▶ _Given exercise_
Write out the opening lines of the data word for word, up to and including the line with "const symbol = 'ETHUSDT.P';", and leave every picture and every later line out.

▶ _Provided records_

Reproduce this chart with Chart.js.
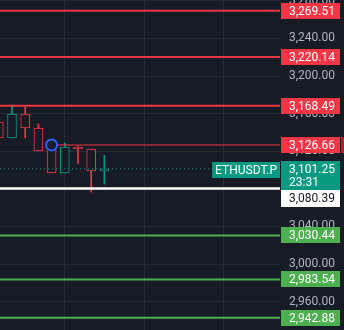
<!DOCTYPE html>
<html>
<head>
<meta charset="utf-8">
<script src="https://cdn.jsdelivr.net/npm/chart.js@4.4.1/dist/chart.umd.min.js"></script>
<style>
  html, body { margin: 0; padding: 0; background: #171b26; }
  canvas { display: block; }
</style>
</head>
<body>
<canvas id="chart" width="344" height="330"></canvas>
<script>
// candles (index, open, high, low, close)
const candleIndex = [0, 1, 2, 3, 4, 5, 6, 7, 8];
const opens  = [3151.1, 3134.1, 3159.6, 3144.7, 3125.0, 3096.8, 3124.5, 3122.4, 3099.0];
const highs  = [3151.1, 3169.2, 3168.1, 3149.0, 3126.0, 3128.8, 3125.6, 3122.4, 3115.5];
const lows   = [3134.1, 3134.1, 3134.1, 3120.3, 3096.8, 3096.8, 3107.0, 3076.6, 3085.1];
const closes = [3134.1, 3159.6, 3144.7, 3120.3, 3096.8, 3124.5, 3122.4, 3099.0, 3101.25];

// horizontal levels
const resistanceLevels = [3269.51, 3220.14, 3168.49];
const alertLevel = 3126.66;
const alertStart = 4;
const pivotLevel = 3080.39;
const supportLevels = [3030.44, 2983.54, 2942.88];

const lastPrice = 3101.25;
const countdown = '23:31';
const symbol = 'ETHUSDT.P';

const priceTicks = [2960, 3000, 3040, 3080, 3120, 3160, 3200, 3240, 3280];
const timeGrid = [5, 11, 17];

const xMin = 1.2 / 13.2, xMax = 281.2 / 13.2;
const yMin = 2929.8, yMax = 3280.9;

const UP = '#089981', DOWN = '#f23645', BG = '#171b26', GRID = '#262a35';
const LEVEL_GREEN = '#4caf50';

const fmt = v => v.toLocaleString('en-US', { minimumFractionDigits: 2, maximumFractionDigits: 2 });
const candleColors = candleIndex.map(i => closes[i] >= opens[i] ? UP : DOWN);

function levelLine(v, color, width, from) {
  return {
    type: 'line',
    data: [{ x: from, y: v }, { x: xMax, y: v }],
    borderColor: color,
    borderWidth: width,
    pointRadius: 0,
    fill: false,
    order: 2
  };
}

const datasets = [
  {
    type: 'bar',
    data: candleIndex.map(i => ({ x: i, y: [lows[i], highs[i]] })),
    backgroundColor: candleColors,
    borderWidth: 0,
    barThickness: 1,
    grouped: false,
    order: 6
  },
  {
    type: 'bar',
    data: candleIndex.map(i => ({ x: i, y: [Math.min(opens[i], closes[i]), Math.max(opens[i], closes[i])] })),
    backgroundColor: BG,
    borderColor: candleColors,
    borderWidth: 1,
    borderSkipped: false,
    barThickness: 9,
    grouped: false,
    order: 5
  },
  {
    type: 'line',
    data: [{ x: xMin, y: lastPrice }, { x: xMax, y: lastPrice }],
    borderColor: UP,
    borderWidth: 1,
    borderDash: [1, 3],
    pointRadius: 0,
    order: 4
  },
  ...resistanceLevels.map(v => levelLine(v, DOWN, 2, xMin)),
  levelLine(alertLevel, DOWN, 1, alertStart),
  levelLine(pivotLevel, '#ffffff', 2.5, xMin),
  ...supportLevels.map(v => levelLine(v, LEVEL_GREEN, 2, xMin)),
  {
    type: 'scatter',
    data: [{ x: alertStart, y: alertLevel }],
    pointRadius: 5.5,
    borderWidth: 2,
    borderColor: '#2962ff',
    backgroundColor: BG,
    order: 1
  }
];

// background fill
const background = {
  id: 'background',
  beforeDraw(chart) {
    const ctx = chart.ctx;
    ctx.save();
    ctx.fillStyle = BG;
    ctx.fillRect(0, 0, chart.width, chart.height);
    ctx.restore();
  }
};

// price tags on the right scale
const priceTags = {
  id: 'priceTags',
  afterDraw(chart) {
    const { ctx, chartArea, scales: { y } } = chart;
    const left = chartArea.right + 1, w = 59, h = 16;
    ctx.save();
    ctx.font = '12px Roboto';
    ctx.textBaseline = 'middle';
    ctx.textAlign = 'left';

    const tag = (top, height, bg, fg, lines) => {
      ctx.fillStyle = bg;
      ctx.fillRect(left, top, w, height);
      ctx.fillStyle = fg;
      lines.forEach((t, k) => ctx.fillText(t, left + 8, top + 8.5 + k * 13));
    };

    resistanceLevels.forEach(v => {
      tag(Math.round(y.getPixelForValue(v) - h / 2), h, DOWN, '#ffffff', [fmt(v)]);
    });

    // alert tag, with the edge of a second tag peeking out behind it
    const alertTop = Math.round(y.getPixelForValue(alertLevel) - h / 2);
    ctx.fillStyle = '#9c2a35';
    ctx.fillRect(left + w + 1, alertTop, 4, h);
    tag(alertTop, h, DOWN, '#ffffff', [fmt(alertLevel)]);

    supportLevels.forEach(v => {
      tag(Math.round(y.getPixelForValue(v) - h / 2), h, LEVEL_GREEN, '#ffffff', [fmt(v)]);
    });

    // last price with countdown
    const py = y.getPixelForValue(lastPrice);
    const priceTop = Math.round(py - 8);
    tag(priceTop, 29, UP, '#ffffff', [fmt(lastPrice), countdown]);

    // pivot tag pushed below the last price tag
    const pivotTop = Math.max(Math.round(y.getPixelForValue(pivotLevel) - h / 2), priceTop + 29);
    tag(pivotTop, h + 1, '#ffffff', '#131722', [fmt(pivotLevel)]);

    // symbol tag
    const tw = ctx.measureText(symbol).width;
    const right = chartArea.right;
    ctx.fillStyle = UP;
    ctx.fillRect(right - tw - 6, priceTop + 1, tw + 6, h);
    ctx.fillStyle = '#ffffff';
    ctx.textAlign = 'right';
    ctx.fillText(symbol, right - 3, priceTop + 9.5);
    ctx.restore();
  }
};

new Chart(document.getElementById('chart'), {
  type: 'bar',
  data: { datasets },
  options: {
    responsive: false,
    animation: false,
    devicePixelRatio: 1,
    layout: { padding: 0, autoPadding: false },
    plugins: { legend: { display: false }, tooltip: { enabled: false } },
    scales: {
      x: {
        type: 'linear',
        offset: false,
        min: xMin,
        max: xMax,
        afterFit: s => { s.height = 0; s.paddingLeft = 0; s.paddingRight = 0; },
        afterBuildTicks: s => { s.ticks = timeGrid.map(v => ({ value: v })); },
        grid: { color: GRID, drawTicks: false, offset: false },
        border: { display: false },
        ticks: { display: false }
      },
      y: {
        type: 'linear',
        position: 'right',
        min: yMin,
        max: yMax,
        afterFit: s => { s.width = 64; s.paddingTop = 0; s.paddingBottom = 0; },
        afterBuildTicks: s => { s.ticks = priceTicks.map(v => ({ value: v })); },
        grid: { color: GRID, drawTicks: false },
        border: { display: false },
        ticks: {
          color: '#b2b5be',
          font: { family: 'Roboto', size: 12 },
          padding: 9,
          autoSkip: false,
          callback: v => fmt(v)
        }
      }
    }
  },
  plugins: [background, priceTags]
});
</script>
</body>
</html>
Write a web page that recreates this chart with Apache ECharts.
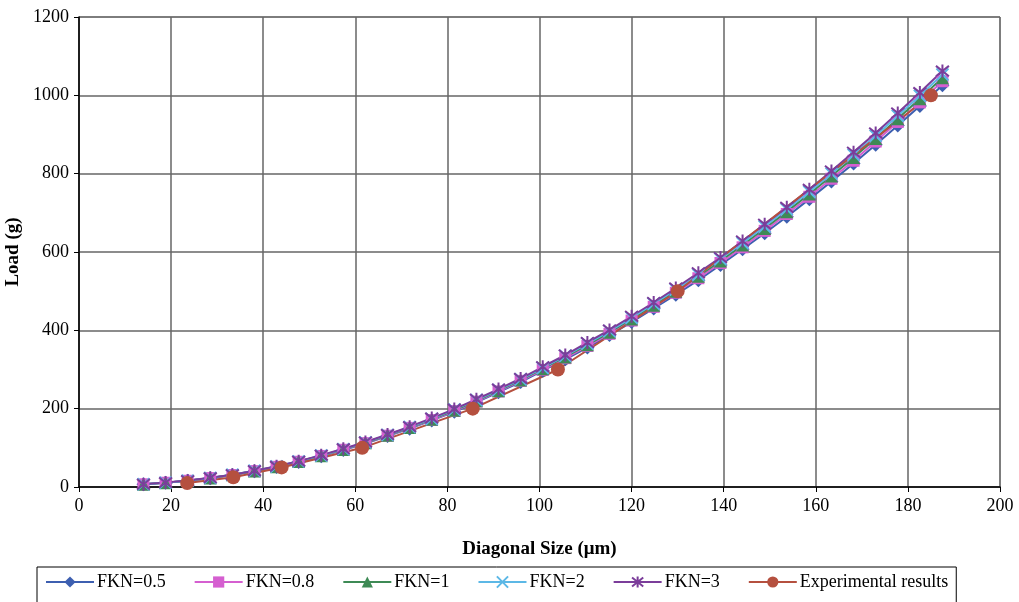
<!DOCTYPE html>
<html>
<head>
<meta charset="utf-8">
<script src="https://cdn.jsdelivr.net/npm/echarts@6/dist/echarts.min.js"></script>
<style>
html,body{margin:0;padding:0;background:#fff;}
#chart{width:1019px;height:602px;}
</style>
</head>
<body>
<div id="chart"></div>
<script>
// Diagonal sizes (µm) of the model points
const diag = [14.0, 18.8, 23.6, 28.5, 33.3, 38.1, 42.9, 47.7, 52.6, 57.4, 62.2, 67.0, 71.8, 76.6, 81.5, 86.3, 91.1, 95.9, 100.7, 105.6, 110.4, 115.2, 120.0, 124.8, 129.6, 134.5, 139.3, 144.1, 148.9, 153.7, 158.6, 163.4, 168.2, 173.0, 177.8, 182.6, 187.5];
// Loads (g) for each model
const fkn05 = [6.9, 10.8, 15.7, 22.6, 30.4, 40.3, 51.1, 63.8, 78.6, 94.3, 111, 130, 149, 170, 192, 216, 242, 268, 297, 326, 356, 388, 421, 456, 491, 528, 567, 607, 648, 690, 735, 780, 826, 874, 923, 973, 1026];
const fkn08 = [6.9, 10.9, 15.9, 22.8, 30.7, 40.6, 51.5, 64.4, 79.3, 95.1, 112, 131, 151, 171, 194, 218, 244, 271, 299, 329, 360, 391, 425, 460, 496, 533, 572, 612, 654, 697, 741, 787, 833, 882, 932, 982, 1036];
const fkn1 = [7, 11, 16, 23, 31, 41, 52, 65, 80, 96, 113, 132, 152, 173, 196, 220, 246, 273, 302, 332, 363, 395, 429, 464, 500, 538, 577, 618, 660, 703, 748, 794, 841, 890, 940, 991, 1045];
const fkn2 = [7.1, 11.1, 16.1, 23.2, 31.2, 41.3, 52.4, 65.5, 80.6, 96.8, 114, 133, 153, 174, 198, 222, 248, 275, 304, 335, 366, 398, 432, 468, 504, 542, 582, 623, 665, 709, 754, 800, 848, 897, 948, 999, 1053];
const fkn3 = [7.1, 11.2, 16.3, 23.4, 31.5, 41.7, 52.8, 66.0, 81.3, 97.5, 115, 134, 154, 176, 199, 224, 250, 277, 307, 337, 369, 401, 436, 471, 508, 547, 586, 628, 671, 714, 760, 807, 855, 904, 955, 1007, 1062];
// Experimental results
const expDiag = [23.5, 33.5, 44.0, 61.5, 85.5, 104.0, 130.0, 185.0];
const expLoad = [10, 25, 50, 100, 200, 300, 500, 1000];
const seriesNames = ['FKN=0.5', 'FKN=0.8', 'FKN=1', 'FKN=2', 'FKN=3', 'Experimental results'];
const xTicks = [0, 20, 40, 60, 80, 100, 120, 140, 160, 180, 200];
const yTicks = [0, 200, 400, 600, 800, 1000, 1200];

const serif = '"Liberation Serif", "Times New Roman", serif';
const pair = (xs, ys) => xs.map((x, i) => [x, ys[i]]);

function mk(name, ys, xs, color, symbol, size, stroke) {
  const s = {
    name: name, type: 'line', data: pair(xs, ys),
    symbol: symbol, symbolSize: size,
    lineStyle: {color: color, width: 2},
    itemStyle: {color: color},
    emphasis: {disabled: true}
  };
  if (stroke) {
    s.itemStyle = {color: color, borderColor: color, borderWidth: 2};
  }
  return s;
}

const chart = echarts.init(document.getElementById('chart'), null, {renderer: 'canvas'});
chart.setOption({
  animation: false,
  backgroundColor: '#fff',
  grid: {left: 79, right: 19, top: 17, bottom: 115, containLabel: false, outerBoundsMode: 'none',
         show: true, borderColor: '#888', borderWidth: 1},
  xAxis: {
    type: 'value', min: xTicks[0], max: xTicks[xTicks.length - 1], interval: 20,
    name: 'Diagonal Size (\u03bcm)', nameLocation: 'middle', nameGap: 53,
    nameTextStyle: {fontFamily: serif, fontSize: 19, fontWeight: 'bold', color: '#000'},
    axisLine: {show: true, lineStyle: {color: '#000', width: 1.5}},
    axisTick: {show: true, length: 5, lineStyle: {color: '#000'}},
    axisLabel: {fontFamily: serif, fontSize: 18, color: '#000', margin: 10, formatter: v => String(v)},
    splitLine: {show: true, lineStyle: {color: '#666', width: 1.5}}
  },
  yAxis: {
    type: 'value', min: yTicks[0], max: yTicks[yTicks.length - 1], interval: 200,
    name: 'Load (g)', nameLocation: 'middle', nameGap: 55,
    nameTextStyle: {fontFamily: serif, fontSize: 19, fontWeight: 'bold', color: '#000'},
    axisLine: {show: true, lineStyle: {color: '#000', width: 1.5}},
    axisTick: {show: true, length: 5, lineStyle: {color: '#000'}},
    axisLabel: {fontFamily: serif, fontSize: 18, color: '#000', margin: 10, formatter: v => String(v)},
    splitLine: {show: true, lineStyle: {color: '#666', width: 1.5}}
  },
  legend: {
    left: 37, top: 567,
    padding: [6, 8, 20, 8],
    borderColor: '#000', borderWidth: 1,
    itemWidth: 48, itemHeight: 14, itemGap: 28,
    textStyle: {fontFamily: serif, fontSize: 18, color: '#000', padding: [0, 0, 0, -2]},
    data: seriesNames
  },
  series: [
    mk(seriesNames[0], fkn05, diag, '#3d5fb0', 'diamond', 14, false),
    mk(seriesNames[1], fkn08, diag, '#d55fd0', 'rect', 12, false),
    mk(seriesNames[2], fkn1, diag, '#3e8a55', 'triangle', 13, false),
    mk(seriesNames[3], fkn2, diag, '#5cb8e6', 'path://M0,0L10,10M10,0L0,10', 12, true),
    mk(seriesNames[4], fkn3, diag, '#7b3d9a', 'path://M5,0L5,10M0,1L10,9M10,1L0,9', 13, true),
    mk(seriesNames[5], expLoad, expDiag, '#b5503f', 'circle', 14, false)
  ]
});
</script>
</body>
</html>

▶ _The output_
Reproduce this chart with Chart.js.
<!DOCTYPE html>
<html>
<head>
<meta charset="utf-8">
<script src="https://cdn.jsdelivr.net/npm/chart.js@4.4.1/dist/chart.umd.min.js"></script>
<style>
  html, body { margin: 0; padding: 0; background: #171b26; }
  canvas { display: block; }
</style>
</head>
<body>
<canvas id="chart" width="344" height="330"></canvas>
<script>
// candles (index, open, high, low, close)
const candleIndex = [0, 1, 2, 3, 4, 5, 6, 7, 8];
const opens  = [3151.1, 3134.1, 3159.6, 3144.7, 3125.0, 3096.8, 3124.5, 3122.4, 3099.0];
const highs  = [3151.1, 3169.2, 3168.1, 3149.0, 3126.0, 3128.8, 3125.6, 3122.4, 3115.5];
const lows   = [3134.1, 3134.1, 3134.1, 3120.3, 3096.8, 3096.8, 3107.0, 3076.6, 3085.1];
const closes = [3134.1, 3159.6, 3144.7, 3120.3, 3096.8, 3124.5, 3122.4, 3099.0, 3101.25];

// horizontal levels
const resistanceLevels = [3269.51, 3220.14, 3168.49];
const alertLevel = 3126.66;
const alertStart = 4;
const pivotLevel = 3080.39;
const supportLevels = [3030.44, 2983.54, 2942.88];

const lastPrice = 3101.25;
const countdown = '23:31';
const symbol = 'ETHUSDT.P';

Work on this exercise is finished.